Viewers of the inquiry had a similar sentiment all week, in relation to the evidence sprung upon the inquiry at the last minute by Harnarine. Harnarine alleged a political conspiracy against him.
In his testimony, he dropped all sorts of names: Attorney General Anand Ramlogan; former Minister Lenny Saith; Devant Maharaj, Sat Maharaj, former Prime Minister Patrick Manning, former Finance Minister Karen Nunez-Tesheira, current Finance Minister Larry Howai, former First Citizens bank chairman Sam Martin, former public servant Herbert Atwell, Ernst and Young partner Maria Daniel, and Justices Charmaine Pemberton, Vashiest Kokoram, Nolan Bereaux. Even Sir Anthony and Glasgow got a mention in the cross-fire when Harnarine tried to deny being linked to $17 million in Miami properties (he said only one was in his name, when the evidence is that many were held in the names of family members).
Sir Anthony warned Harnarine against taking a “scattergun” approach and pointed out that many of these people were not in a position to respond to these new allegations. What is more, some had already testified at the inquiry and the allegations were never put to them. Lawyers called the claims fanciful fiction.
If Harnarine was the victim of a political plot, then he certainly went looking for it.
“Maybe it is my karma,” he said at one point.
He admitted to plotting with politicians in what Colman described as a “Byzantine” account of one year in the country’s political history.
Fyard Hosein SC, attorney for the Ministry of Finance, noted Harnarine, in his own witness statement, swore to hatching a plot with former UNC political leader Basdeo Panday to deal with Winston Dookeran’s well-publicised challenge to Panday’s leadership around 2006.
In his statement, Harnarine says, “In 2007, Mr Panday called me to a meeting to discuss how to get Mr Dookeran back to the bargaining table. We hatched a plot together and I was given the task to implement the same.” Hosein said, “You hatched a plot, didn’t you?” Harnarine accepted that he plotted. He said the plot involved encouraging Dookeran to form a separate political party – later the COP – as a way for Panday to get rid of Dookeran. “That was the only way to get rid of him and the other people who did not support Panday,” Harnarine said.

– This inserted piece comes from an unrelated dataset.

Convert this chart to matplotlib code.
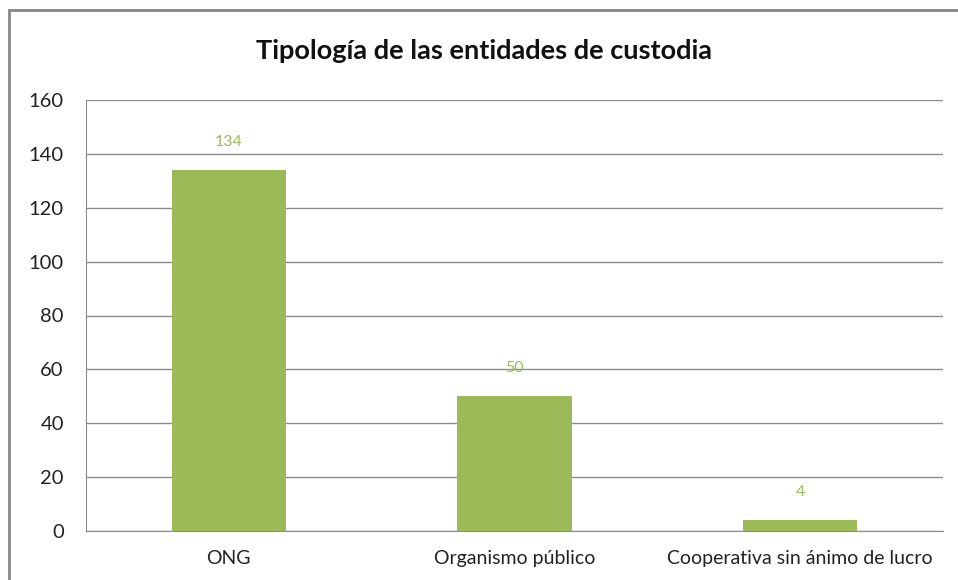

At one point he added, “I supported the PNM too.”
Dookeran formed the COP and the PNM won the next election with the UNC vote split.

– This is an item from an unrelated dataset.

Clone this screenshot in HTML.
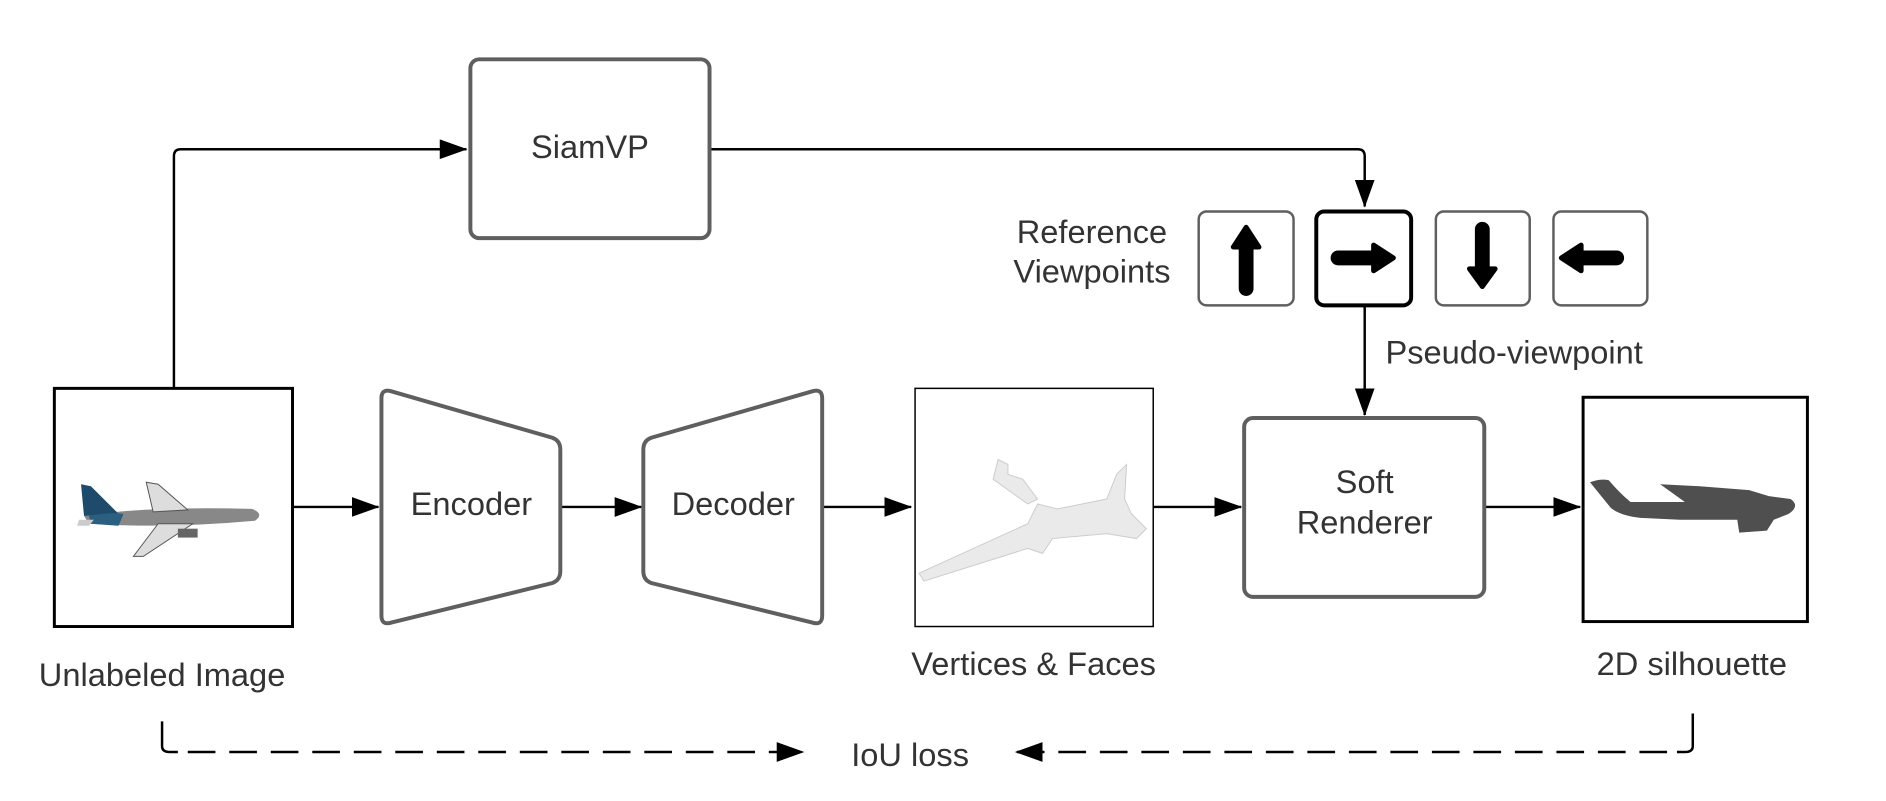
<!DOCTYPE html>
<html><head><meta charset="utf-8"><style>
html,body{margin:0;padding:0;background:#fff;}
svg text{font-family:"Liberation Sans",sans-serif;fill:#333;}
</style></head><body>
<svg width="1886" height="796" viewBox="0 0 1886 796" xmlns="http://www.w3.org/2000/svg">
<defs>
<marker id="ah2" markerWidth="28" markerHeight="20" refX="27" refY="10" orient="auto" markerUnits="userSpaceOnUse" viewBox="0 0 28 20">
<path d="M0,0 L28,10 L0,20 z" fill="#000"/></marker>
</defs>
<g transform="scale(0.9882)">
<g fill="none" stroke="#000" stroke-width="2.5">
<path d="M176,393 V158 Q176,151 183,151 H472" marker-end="url(#ah2)"/>
<path d="M718,151 H1374 Q1381,151 1381,158 V209" marker-end="url(#ah2)"/>
<path d="M1381,309 V420" marker-end="url(#ah2)"/>
<path d="M296,513 H383" marker-end="url(#ah2)"/>
<path d="M567,513 H649" marker-end="url(#ah2)"/>
<path d="M832,513 H922" marker-end="url(#ah2)"/>
<path d="M1167,513 H1256" marker-end="url(#ah2)"/>
<path d="M1502,513 H1599" marker-end="url(#ah2)"/>
<path d="M164,730 V755 Q164,761 172,761 H180"/>
<path d="M190,761 H813" stroke-dasharray="28,14" marker-end="url(#ah2)"/>
<path d="M1713,722 V755 Q1713,761 1705,761 H1697"/>
<path d="M1687,761 H1028" stroke-dasharray="28,14" marker-end="url(#ah2)"/>
</g>
<g fill="#fff" stroke="#5f5f5f" stroke-width="4">
<rect x="476" y="60" width="242" height="181" rx="9"/>
<rect x="1259" y="423" width="243" height="181" rx="9"/>
<path d="M386,403 Q386,393 396,396 L559,443 Q567,446 567,455 V578 Q567,587 559,590 L396,630 Q386,633 386,623 Z"/>
<path d="M832,403 Q832,393 822,396 L659,443 Q651,446 651,455 V578 Q651,587 659,590 L822,630 Q832,633 832,623 Z"/>
<rect x="1213" y="214" width="96" height="95" rx="8" stroke-width="2.5"/>
<rect x="1453" y="214" width="95" height="95" rx="8" stroke-width="2.5"/>
<rect x="1572" y="214" width="95" height="95" rx="8" stroke-width="2.5"/>
</g>
<rect x="1332" y="214" width="96" height="95" rx="8" fill="#fff" stroke="#000" stroke-width="4"/>
<rect x="55" y="393" width="241" height="241" fill="#fff" stroke="#000" stroke-width="3"/>
<rect x="926" y="393" width="241" height="241" fill="#fff" stroke="#000" stroke-width="1.5"/>
<rect x="1602" y="402" width="227" height="227" fill="#fff" stroke="#000" stroke-width="3"/>
<g stroke="#000" stroke-width="15" stroke-linecap="round" fill="#000">
<line x1="1261" y1="292" x2="1261" y2="245"/><path d="M1248,250 L1261,230 L1274,250 Z" stroke-width="5" stroke-linejoin="round"/>
<line x1="1354" y1="261" x2="1392" y2="261"/><path d="M1390,248 L1410,261 L1390,274 Z" stroke-width="5" stroke-linejoin="round"/>
<line x1="1500" y1="232" x2="1500" y2="272"/><path d="M1487,272 L1500,290 L1513,272 Z" stroke-width="5" stroke-linejoin="round"/>
<line x1="1636" y1="261" x2="1598" y2="261"/><path d="M1600,248 L1580,261 L1600,274 Z" stroke-width="5" stroke-linejoin="round"/>
</g>
<g>
<path d="M85,522 Q150,512 255,515 Q268,520 258,527 Q170,535 90,530 Z" fill="#888"/>
<path d="M85,522 L82,490 L92,492 L120,520 Z" fill="#1e4a6b"/>
<path d="M90,522 Q110,518 125,520 L120,532 L92,530 Z" fill="#2a5f80"/>
<path d="M155,518 L148,488 L160,490 L190,516 Z" fill="#ddd" stroke="#555" stroke-width="1"/>
<path d="M160,530 L135,563 L145,563 L195,530 Z" fill="#ddd" stroke="#555" stroke-width="1"/>
<path d="M80,526 L95,526 L90,532 L78,532 Z" fill="#ccc"/>
<rect x="180" y="535" width="20" height="9" fill="#666"/>
</g>
<g fill="#eaeaea" stroke="#ccc" stroke-width="1">
<path d="M930,580 L1040,530 L1050,510 L1070,515 L1120,505 L1130,480 L1140,470 L1138,505 L1145,520 L1160,535 L1150,545 L1120,540 L1065,545 L1055,560 L1040,555 L935,588 Z"/>
<path d="M1005,485 L1010,465 L1020,470 L1020,480 L1035,485 L1050,505 L1040,510 Z"/>
</g>
<path d="M1609,488 Q1620,484 1628,486 Q1640,500 1650,508 L1705,508 L1680,490 L1720,492 L1770,496 L1790,502 L1812,505 Q1822,512 1810,520 L1795,526 L1788,537 L1760,539 L1758,526 L1700,526 L1660,524 Q1640,522 1630,514 Z" fill="#4f4f4f"/>
<g font-size="33" text-anchor="middle">
<text x="597" y="160">SiamVP</text>
<text x="477" y="521">Encoder</text>
<text x="742" y="521">Decoder</text>
<text x="1381" y="499">Soft</text>
<text x="1381" y="540">Renderer</text>
<text x="1105" y="246">Reference</text>
<text x="1105" y="286">Viewpoints</text>
<text x="164" y="694">Unlabeled Image</text>
<text x="1046" y="683">Vertices &amp; Faces</text>
<text x="1712" y="683">2D silhouette</text>
<text x="921" y="775">IoU loss</text>
<text x="1402" y="368" text-anchor="start">Pseudo-viewpoint</text>
</g>
</g>
</svg>
</body></html>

But what the inquiry heard very little of last week, was Harnarine’s response to what went wrong at the HCU. Even if political machinations were relevant to his case, Harnarine failed to present any defence of the dire and irregular practices at the HCU which saw thousands lose their money and even, in some cases, lives.
On Monday, however, the inquiry heard evidence of the State’s own failure to properly regulate the HCU and rein in Harnarine. Since 1992, the signs of problems in the credit union sector were there, but the politicians – whether through a conspiracy or incompetence – did not act.
Under cross-examination Harnarine admitted to $5.9 million in credits to his HCU account between 2000 to 2008. He confirmed the HCU bought his wife’s foreign used car for $1 million. He also confirmed that at one point he owed the HCU $3 million and, therefore, was ineligible to serve on the HCU board. At one point he denied, on oath, earning commissions on deposits, at another point he admitted to getting commissions. He could not say what happened to about $205 million pumped into illegal HCU subsidiary companies, saying a group of nameless “big depositors” backed the “investments”.
Harnarine admitted to still owning a third of an HCU company in the US to which millions of credit union money was lost and insisted that, to this very day, he remains the true heir to the throne: the true president of the Hindu Credit Union.